The problem is that the modern spinning community does not have the skills to operate a DRS wheel.  DRS is a taboo subject.  Alden Amos talks about the math, but does not go into the care and feeding of such a machine.  And, if you try to treat such a machine like your ST wheel, the result will be nothing but tears.

What could Henry do?  Demand that every customer take a long workshop on how to use a DRS wheel?  He would have to charge a couple of thousand dollars for that, and "experienced", spinners think that they they know how to spin on any wheel, and are not going to go to a long workshop on the basics of using a wheel.  In short, extended customer training is not a way to sell spinning wheels.

Even Alden had this problem as some of the DRS controlled wheels that he sold were returned.
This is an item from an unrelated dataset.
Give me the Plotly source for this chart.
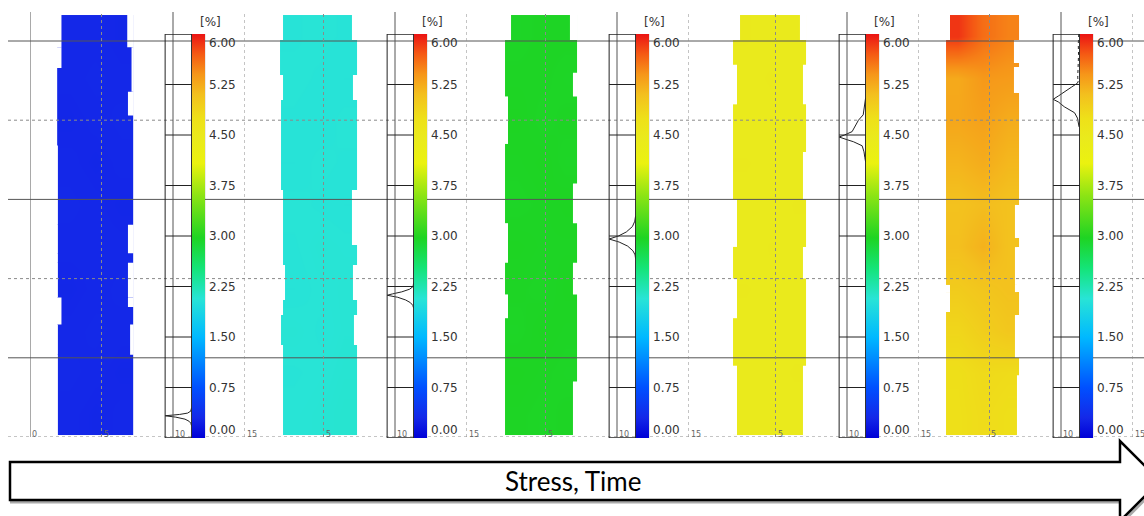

Thus, we have a chicken and egg situation.  There are few DRS controlled wheels around for spinners to learn on, and therefor few spinners know how to use DRS.  There are few spinners that know how to use a DRS wheel, so few wheels are sold.  Even hand spinners doing restoration work do not understand DRS.
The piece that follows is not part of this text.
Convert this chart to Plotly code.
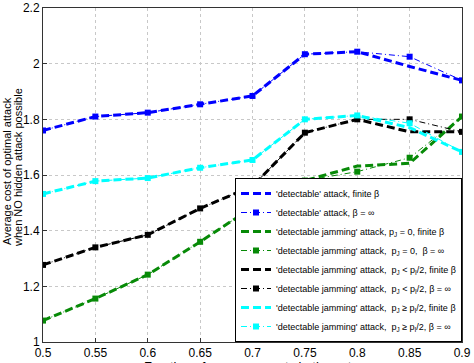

I strongly believe that flyer/bobbin assembly technology developed in the very profitable and secret Italian silk industry starting as early as the 12th century. In the beginning, it was the miniaturization of  room sized silk throwing equipment.   It was valuable industrial equipment used by operators that were extensively trained. It likely followed the same cycle as modern industrial equipment. An operator is trained, gains experience on equipment, makes some improvements on his equipment, and trains the next generation of operators. I think the silk throwers had DD/DRS controlled industrial winding equipment in the 14th century and  the technology was transferred to the aslo secretive and very profitable wool industry not much later.  In short, flyer//bobbin assemblies were likely common in the wool industry long before they show up in drawings.

Don't believe me?  Learn the difference between yarn spun on  DRS wheel equipment and  that spun on an ST wheels and various spindles.  Then, go look at old textiles.  1500 is a good place to start.  Compare threads spun in Italy, Flanders, France, and England.  They are different.  They were produced by different technologies. Ask yourself, how were the threads from Flanders spun?  Ask yourself, " How would I replicate that thread?"  If you understand DRS, you know.
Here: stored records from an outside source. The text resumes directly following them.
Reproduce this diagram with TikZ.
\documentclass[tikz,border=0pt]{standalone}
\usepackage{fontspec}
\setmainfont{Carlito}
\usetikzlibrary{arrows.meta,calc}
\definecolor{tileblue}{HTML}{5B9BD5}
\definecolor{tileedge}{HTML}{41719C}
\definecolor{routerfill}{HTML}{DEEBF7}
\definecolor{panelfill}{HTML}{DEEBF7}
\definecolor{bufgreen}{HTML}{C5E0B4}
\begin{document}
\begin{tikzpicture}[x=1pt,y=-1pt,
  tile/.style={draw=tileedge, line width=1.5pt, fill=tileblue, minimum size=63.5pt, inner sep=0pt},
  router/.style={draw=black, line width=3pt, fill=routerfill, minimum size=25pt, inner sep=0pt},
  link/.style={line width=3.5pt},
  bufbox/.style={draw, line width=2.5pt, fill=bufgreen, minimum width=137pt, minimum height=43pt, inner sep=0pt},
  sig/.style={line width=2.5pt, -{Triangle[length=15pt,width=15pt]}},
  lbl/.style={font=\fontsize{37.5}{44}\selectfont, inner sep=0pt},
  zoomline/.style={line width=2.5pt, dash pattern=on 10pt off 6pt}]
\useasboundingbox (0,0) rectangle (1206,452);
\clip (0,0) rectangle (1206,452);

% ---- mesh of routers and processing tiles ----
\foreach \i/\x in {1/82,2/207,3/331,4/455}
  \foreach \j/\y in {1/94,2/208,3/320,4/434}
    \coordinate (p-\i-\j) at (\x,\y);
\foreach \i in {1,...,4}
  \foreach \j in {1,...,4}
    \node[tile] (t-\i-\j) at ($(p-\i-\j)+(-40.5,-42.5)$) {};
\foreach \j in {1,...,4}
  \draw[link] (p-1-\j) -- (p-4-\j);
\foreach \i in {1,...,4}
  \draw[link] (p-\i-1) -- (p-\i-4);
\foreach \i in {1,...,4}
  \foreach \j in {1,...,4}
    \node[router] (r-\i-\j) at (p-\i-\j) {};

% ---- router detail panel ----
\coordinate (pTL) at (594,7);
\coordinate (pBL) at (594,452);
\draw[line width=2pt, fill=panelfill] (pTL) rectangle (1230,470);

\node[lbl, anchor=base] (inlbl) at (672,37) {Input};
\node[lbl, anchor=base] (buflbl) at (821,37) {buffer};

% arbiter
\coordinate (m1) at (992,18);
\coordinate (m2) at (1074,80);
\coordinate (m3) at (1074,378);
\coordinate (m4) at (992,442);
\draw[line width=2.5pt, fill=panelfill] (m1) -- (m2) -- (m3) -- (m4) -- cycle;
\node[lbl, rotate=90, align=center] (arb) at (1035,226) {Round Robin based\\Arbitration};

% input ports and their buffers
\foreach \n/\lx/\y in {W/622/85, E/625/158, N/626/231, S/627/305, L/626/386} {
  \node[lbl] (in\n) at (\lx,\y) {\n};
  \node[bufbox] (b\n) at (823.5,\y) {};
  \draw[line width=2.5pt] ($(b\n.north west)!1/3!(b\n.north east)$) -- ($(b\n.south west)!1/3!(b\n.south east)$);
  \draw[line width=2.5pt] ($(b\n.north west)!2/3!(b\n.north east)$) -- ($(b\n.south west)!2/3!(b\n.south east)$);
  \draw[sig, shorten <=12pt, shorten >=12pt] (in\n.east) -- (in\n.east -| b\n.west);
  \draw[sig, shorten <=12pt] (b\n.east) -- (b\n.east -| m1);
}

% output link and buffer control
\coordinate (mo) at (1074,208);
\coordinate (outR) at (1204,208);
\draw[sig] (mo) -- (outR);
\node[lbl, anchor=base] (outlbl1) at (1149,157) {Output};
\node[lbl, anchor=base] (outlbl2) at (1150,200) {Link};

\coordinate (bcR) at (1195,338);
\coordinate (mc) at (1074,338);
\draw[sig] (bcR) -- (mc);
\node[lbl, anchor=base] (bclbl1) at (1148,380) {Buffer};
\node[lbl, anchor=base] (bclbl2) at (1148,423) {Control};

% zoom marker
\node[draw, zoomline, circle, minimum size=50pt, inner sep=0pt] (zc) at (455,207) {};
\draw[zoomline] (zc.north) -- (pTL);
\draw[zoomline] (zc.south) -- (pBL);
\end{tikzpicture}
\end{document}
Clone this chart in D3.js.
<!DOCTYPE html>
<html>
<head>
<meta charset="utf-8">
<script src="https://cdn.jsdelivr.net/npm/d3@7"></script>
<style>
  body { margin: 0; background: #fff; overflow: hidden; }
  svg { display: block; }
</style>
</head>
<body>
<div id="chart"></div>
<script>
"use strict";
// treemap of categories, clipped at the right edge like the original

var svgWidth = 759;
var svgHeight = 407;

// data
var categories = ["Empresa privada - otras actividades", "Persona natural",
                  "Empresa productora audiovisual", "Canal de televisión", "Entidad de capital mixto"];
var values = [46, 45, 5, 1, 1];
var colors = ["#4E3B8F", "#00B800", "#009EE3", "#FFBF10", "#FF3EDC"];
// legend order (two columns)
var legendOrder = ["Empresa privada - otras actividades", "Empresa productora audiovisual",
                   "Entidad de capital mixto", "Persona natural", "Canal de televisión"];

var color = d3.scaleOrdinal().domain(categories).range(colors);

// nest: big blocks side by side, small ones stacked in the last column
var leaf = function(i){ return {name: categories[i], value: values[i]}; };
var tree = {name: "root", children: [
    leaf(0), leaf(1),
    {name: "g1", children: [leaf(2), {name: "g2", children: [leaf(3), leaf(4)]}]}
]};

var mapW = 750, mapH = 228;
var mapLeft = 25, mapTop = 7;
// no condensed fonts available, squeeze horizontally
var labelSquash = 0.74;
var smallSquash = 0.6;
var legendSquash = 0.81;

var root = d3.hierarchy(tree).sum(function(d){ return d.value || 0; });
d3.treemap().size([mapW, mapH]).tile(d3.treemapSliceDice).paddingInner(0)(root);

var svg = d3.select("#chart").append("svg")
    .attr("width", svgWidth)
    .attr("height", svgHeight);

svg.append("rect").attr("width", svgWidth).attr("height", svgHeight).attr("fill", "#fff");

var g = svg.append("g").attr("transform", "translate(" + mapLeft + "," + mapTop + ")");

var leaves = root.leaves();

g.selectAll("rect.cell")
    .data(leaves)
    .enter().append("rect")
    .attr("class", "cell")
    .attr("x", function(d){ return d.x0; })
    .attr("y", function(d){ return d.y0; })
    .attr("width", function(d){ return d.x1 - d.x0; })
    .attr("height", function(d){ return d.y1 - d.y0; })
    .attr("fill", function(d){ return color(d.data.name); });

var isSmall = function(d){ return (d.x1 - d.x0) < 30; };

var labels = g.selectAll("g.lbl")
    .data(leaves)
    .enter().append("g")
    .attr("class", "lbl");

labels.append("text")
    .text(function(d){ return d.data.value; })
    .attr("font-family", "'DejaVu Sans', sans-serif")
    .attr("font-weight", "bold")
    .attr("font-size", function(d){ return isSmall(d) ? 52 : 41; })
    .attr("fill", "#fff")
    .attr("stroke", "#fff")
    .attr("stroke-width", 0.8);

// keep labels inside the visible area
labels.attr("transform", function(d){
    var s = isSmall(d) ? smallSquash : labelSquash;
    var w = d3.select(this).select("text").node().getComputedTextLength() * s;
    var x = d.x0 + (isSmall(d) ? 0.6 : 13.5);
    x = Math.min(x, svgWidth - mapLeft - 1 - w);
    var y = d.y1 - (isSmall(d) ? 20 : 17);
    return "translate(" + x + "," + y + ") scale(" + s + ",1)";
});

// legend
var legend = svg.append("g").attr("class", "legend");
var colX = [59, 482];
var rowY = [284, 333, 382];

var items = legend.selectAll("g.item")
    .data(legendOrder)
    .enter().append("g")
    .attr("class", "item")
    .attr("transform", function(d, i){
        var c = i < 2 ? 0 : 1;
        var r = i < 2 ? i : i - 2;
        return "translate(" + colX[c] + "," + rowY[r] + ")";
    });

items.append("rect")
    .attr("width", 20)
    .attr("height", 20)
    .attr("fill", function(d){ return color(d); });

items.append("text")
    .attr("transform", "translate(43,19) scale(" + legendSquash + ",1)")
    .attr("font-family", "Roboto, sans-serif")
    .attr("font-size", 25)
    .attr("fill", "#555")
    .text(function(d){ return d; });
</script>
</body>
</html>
Understanding DRS is part of the craft of spinning.  When you understand the craft of spinning, and you look at old textiles then you realize the entire timeline of  spinning technology as presented by modern historians is wrong, because they are not considering DRS. A Ph.D in history from a major university does not ensure that one is a master spinner.  The very best spinners that I know do not have  Ph.Ds in history from major universities.  I think it takes a good bit of spinning to become a good spinner, and getting a Ph.D in history from a major university takes away from one's spinning time.

(Am I a good spinner?  Not by 16th century Flemish standards!!)

If you want to replicate 16th century textiles as worn by the great and powerful, go DRS.  It has a long steep learning curve, but it is the way to produce high end, luxury thread.  It is how to spin a loom web for a bolt of cloth and get it done before you die of old age.